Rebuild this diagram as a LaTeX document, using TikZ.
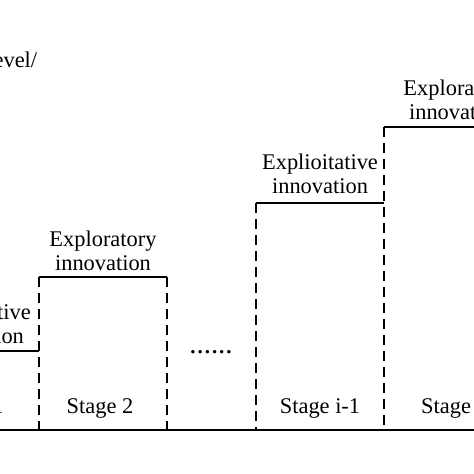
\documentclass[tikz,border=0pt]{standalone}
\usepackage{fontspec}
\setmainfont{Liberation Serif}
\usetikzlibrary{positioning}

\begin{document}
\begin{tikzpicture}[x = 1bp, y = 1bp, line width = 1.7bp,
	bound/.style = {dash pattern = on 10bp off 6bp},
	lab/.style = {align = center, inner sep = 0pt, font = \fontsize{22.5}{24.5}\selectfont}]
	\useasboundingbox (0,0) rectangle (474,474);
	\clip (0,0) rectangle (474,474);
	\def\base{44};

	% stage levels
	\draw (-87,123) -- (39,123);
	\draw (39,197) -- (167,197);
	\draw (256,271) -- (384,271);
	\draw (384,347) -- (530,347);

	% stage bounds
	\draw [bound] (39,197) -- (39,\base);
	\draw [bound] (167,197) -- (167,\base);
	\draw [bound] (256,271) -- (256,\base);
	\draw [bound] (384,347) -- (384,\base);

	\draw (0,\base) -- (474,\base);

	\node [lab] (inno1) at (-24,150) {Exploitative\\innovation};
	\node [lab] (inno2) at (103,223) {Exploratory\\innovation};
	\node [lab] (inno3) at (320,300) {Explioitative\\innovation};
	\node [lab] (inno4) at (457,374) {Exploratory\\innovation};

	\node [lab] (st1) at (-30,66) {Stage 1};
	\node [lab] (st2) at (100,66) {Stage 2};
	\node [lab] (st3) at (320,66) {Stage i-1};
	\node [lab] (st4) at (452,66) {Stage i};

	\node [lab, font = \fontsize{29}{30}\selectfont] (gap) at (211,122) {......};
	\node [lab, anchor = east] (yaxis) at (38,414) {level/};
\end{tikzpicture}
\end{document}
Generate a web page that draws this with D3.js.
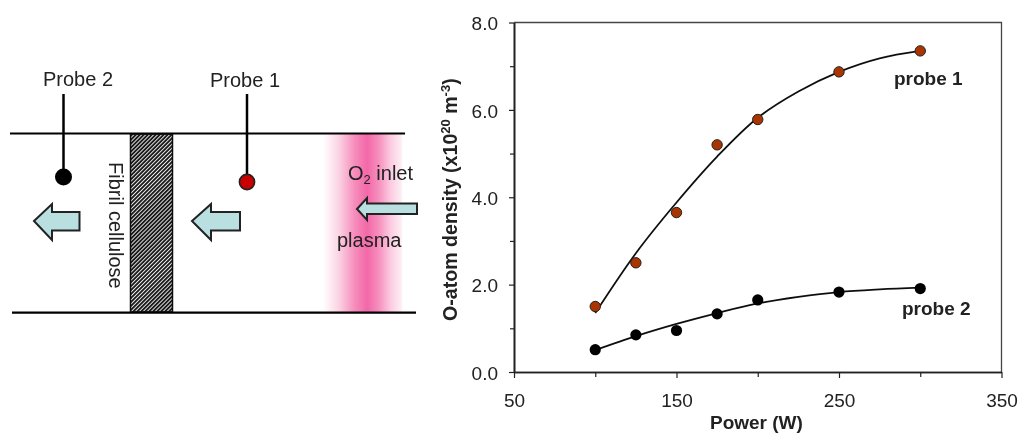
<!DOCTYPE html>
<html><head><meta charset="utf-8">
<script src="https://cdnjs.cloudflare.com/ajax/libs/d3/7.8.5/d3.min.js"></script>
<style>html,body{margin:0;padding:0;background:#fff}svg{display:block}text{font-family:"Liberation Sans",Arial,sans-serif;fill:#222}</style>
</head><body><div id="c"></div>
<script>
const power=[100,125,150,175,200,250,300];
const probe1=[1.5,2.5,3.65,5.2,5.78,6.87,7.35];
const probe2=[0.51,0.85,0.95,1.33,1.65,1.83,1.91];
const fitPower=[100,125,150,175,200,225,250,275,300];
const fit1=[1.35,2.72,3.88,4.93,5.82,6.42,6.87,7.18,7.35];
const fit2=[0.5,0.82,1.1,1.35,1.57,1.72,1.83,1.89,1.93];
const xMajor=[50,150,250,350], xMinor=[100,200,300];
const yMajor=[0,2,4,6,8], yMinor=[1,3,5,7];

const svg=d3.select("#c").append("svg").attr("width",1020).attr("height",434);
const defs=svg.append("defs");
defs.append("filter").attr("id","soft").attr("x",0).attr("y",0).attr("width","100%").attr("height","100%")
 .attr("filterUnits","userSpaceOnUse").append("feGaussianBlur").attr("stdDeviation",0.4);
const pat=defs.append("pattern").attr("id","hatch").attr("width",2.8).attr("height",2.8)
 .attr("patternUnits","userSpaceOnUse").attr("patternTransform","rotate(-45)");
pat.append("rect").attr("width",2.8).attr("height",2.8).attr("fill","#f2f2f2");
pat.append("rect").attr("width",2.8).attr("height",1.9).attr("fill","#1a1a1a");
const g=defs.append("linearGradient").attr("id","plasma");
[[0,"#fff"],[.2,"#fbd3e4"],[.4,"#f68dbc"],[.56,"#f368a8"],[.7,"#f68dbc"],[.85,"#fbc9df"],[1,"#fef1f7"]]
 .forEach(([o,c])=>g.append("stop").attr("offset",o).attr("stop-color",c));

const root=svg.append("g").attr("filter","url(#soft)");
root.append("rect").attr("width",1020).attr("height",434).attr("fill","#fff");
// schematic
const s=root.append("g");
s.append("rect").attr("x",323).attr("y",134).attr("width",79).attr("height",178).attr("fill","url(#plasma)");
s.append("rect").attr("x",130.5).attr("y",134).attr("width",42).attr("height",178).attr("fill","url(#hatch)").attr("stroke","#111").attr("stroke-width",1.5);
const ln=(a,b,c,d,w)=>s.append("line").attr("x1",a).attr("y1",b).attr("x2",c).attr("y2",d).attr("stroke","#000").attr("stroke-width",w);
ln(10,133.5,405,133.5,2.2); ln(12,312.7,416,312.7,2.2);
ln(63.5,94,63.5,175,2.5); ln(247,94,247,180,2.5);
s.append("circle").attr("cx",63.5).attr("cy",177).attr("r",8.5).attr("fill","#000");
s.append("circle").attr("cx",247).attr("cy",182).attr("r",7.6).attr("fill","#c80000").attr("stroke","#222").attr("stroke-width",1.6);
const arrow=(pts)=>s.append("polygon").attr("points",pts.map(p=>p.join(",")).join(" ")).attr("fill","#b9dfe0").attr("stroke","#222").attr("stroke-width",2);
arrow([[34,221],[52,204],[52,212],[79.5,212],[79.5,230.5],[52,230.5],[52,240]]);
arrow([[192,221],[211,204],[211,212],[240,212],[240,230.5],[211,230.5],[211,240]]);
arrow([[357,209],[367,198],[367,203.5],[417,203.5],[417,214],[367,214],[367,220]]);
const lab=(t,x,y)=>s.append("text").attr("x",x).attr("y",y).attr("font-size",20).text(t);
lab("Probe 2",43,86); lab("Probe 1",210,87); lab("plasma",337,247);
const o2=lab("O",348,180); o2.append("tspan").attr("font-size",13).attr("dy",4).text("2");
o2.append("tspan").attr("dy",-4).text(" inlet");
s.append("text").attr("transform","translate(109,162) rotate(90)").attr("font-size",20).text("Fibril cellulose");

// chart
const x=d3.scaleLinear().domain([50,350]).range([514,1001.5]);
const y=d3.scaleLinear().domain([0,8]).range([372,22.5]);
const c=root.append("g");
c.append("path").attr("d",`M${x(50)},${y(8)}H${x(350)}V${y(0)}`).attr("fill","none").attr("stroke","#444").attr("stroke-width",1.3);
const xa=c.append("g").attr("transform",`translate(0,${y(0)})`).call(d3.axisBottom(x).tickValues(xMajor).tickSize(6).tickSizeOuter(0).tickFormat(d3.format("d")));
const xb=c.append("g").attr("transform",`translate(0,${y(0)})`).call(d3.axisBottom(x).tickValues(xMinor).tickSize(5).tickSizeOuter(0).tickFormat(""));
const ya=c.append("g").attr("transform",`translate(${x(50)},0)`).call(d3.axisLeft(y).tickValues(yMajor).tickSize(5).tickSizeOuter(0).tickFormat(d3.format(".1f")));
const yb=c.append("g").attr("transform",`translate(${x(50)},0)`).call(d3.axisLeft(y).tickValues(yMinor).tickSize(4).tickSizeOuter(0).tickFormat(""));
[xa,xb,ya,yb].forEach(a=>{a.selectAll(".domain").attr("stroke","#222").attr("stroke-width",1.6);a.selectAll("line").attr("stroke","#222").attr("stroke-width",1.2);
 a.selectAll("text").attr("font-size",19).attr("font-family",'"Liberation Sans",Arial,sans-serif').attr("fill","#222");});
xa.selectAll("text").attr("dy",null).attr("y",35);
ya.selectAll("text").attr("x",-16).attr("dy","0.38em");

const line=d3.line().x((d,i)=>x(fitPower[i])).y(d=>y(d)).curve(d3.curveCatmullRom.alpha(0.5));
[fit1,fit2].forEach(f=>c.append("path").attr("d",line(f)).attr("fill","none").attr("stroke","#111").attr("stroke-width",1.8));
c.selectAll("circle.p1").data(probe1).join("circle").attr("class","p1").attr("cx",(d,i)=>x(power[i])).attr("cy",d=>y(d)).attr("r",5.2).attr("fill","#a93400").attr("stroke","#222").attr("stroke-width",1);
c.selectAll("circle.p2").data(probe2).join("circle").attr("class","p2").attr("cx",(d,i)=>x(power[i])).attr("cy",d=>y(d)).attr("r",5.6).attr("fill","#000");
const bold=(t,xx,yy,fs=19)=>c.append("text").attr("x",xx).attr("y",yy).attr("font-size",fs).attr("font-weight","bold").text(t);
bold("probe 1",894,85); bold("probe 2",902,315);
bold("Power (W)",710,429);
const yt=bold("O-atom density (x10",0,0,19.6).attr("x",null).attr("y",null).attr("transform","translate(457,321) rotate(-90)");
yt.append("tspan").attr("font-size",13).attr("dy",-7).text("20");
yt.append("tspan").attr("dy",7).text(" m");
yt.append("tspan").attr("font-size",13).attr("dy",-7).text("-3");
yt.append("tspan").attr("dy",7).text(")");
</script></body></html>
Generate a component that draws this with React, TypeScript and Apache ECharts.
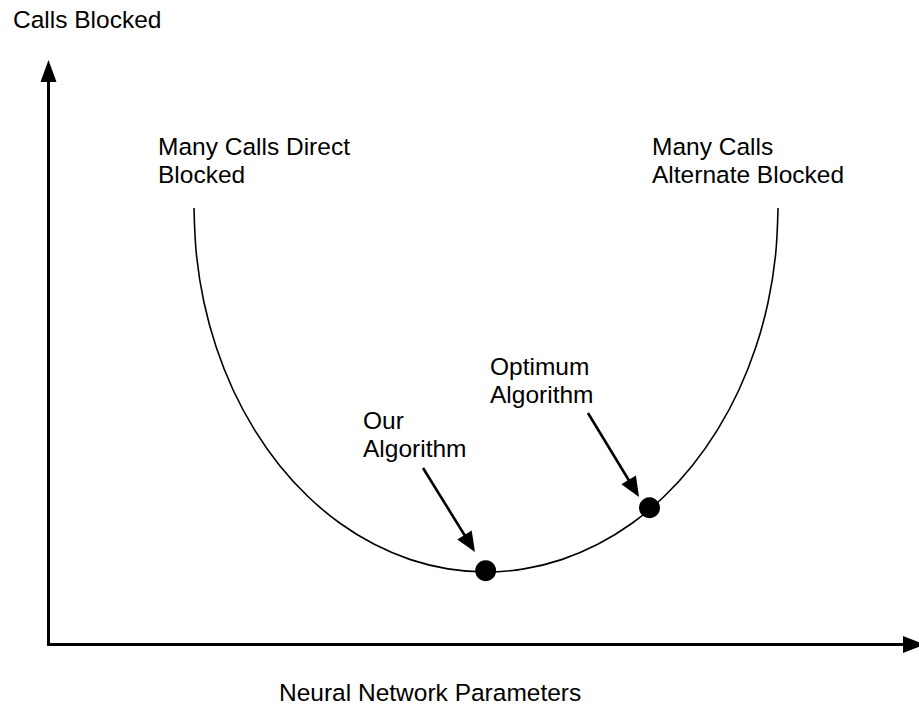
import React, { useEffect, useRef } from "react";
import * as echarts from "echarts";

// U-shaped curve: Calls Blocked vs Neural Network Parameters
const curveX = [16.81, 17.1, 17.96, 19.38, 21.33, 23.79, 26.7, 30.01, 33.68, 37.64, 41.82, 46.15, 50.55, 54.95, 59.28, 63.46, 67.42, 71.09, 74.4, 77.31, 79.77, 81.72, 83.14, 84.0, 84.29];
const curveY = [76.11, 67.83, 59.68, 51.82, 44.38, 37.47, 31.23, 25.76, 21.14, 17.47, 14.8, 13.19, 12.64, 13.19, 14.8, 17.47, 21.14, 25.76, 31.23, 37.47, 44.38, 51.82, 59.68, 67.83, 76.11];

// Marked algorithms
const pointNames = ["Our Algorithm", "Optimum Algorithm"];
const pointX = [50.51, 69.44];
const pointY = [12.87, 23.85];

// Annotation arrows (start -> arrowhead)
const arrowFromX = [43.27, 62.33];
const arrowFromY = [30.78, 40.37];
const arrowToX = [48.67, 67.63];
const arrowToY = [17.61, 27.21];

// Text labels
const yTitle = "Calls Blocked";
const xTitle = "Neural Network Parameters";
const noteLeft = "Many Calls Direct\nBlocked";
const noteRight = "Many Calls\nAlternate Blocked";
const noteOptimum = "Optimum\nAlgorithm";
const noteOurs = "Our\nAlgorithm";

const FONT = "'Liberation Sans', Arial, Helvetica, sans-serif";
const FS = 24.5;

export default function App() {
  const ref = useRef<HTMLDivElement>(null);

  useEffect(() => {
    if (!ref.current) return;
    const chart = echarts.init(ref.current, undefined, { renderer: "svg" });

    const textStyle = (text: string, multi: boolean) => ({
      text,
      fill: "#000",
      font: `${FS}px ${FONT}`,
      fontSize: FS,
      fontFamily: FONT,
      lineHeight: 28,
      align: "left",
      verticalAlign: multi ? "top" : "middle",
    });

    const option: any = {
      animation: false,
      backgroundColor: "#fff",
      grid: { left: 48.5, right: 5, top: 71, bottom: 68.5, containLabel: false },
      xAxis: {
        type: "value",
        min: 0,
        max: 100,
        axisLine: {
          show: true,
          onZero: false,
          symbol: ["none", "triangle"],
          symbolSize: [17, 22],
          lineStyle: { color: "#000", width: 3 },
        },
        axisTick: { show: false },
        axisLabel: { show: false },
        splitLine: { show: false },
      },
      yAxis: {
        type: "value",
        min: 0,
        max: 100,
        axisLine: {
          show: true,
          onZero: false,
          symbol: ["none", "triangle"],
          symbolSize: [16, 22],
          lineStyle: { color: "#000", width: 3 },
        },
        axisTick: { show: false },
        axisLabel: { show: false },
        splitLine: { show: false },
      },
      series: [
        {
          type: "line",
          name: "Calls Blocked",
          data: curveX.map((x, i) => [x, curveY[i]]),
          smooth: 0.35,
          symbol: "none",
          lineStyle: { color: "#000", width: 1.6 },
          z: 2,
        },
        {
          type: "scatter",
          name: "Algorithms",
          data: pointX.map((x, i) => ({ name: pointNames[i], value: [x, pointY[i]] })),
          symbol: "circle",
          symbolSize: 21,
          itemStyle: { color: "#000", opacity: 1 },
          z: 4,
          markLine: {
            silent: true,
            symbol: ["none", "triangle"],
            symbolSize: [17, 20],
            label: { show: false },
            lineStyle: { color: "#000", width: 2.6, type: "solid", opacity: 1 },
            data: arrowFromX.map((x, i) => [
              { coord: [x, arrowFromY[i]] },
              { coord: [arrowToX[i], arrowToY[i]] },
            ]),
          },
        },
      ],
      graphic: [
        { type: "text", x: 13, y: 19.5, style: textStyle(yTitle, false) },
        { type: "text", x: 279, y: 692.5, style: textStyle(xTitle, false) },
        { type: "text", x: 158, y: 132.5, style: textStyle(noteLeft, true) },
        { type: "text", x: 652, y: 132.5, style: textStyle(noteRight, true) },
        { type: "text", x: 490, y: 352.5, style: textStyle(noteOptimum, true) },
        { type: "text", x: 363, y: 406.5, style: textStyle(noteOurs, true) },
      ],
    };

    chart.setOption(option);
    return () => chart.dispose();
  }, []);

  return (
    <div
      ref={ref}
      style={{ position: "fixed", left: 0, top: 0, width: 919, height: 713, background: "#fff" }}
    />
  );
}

========================================================================

WHAT THE EXERCISE ASKS
Return exactly the lines from the one with "Generate a component" to the one with "const ref = useRef<HTMLDivElement>(null);", inclusive, and nothing else; skip the pictures.

COMPLETED TASK
Generate a component that draws this with React, TypeScript and Apache ECharts.
import React, { useEffect, useRef } from "react";
import * as echarts from "echarts";

// U-shaped curve: Calls Blocked vs Neural Network Parameters
const curveX = [16.81, 17.1, 17.96, 19.38, 21.33, 23.79, 26.7, 30.01, 33.68, 37.64, 41.82, 46.15, 50.55, 54.95, 59.28, 63.46, 67.42, 71.09, 74.4, 77.31, 79.77, 81.72, 83.14, 84.0, 84.29];
const curveY = [76.11, 67.83, 59.68, 51.82, 44.38, 37.47, 31.23, 25.76, 21.14, 17.47, 14.8, 13.19, 12.64, 13.19, 14.8, 17.47, 21.14, 25.76, 31.23, 37.47, 44.38, 51.82, 59.68, 67.83, 76.11];

// Marked algorithms
const pointNames = ["Our Algorithm", "Optimum Algorithm"];
const pointX = [50.51, 69.44];
const pointY = [12.87, 23.85];

// Annotation arrows (start -> arrowhead)
const arrowFromX = [43.27, 62.33];
const arrowFromY = [30.78, 40.37];
const arrowToX = [48.67, 67.63];
const arrowToY = [17.61, 27.21];

// Text labels
const yTitle = "Calls Blocked";
const xTitle = "Neural Network Parameters";
const noteLeft = "Many Calls Direct\nBlocked";
const noteRight = "Many Calls\nAlternate Blocked";
const noteOptimum = "Optimum\nAlgorithm";
const noteOurs = "Our\nAlgorithm";

const FONT = "'Liberation Sans', Arial, Helvetica, sans-serif";
const FS = 24.5;

export default function App() {
  const ref = useRef<HTMLDivElement>(null);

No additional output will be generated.